--- BEGIN ---

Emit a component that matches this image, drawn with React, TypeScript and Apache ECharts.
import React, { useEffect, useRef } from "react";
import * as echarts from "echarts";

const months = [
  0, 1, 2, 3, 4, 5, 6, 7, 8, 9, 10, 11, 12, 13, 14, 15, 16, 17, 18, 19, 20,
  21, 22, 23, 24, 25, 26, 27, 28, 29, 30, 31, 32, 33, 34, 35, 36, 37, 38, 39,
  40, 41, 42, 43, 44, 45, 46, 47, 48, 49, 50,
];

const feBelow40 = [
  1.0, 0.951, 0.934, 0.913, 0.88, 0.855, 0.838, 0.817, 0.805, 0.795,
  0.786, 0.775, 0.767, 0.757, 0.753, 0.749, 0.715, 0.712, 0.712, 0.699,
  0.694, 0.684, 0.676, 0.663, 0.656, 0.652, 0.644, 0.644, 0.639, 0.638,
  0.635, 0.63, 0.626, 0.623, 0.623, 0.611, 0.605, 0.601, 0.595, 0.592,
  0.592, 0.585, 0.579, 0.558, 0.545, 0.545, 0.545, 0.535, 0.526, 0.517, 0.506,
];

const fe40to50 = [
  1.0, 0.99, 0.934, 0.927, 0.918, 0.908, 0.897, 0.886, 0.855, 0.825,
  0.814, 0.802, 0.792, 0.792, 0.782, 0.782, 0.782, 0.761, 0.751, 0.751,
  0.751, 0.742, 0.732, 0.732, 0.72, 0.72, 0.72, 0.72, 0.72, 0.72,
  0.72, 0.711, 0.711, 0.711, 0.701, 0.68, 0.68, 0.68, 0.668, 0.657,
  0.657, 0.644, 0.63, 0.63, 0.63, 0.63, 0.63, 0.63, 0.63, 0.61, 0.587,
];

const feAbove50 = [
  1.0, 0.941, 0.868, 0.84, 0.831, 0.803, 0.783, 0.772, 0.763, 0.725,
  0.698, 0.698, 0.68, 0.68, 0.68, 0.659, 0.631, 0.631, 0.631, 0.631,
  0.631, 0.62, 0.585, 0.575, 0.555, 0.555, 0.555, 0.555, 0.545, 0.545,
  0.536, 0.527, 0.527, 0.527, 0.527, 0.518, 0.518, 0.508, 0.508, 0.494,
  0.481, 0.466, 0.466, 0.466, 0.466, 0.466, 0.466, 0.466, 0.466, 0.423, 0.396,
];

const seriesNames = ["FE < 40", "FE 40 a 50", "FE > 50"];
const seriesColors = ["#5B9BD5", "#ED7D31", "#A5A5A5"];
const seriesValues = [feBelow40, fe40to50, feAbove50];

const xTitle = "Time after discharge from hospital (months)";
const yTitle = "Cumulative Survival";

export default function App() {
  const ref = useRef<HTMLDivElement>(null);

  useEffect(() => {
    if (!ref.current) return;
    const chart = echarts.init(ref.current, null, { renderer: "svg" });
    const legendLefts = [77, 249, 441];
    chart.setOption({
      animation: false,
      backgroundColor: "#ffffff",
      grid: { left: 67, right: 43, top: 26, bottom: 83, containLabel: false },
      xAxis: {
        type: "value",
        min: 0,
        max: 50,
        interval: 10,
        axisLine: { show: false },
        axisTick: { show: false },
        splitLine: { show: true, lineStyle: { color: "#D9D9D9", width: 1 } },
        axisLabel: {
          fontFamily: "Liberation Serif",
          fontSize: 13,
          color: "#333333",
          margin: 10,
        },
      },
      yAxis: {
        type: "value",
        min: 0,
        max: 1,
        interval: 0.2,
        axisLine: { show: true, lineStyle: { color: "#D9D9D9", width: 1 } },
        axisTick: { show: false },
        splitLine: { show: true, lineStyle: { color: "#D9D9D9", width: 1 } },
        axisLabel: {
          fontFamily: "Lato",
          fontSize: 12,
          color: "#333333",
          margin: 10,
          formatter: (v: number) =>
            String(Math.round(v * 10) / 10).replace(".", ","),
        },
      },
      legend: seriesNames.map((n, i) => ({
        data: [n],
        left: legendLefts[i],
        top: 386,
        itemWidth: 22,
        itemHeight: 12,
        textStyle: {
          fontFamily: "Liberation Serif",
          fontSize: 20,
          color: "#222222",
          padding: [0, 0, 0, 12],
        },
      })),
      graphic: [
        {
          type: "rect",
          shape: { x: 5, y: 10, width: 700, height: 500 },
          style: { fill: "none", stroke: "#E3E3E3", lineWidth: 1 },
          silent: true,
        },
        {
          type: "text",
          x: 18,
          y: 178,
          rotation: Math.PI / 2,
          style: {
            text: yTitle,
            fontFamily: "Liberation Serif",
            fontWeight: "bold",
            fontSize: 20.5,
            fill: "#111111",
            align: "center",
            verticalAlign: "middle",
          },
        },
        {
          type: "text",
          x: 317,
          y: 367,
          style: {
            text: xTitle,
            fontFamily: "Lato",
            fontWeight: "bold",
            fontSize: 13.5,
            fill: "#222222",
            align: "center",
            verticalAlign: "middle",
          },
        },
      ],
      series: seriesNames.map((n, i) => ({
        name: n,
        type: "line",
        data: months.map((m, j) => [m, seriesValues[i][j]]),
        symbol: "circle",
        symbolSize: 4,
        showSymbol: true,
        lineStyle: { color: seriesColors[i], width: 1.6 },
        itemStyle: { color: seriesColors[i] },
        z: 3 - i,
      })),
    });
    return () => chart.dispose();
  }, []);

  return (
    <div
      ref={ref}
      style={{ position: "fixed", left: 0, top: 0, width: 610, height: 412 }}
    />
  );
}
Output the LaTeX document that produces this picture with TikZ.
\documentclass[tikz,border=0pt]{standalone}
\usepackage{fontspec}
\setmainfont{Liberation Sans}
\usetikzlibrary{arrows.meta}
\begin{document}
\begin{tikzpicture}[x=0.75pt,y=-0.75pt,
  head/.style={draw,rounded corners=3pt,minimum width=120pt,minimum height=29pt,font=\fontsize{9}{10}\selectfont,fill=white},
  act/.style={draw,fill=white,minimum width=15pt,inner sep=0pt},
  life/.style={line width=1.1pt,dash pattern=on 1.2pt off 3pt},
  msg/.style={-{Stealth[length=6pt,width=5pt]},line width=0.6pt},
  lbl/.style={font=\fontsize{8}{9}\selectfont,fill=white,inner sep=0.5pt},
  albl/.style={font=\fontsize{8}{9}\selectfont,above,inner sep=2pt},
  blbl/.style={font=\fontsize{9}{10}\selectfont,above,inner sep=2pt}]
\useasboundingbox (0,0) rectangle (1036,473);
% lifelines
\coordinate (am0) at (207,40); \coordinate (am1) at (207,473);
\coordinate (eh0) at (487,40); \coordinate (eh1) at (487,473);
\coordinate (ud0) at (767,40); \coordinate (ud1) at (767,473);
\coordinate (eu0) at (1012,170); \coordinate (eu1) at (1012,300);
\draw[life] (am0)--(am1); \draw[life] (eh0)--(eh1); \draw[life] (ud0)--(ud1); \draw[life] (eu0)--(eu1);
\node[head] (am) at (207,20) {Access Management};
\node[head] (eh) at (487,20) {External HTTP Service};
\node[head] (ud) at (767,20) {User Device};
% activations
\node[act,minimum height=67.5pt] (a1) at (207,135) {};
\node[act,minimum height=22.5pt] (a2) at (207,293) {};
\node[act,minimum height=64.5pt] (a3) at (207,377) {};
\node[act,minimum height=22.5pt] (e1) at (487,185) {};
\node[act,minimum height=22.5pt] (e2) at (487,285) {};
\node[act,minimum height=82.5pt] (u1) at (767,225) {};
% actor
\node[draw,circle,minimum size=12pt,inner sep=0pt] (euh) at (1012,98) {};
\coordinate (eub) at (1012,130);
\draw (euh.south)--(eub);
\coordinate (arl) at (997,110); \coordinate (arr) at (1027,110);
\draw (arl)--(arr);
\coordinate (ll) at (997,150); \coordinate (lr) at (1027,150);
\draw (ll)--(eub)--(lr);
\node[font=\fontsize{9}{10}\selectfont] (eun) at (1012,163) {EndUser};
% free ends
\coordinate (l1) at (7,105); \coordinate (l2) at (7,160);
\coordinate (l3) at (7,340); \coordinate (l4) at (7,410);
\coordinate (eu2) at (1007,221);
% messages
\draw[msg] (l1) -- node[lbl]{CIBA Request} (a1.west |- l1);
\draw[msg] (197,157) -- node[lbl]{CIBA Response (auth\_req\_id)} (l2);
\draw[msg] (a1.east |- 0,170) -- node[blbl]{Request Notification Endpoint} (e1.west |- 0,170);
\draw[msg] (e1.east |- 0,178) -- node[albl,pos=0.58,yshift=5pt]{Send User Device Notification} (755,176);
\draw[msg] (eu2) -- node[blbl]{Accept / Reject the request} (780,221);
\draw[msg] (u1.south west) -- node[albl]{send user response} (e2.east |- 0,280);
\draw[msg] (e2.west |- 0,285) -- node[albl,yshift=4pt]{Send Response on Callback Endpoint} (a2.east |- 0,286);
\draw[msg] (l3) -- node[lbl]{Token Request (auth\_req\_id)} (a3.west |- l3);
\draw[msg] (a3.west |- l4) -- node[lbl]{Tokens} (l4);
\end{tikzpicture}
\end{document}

--- END ---

▶ _Job_
Using the records above, gather all lines where the string "this" is present.

▶ _Exercise response_
Emit a component that matches this image, drawn with React, TypeScript and Apache ECharts.
Output the LaTeX document that produces this picture with TikZ.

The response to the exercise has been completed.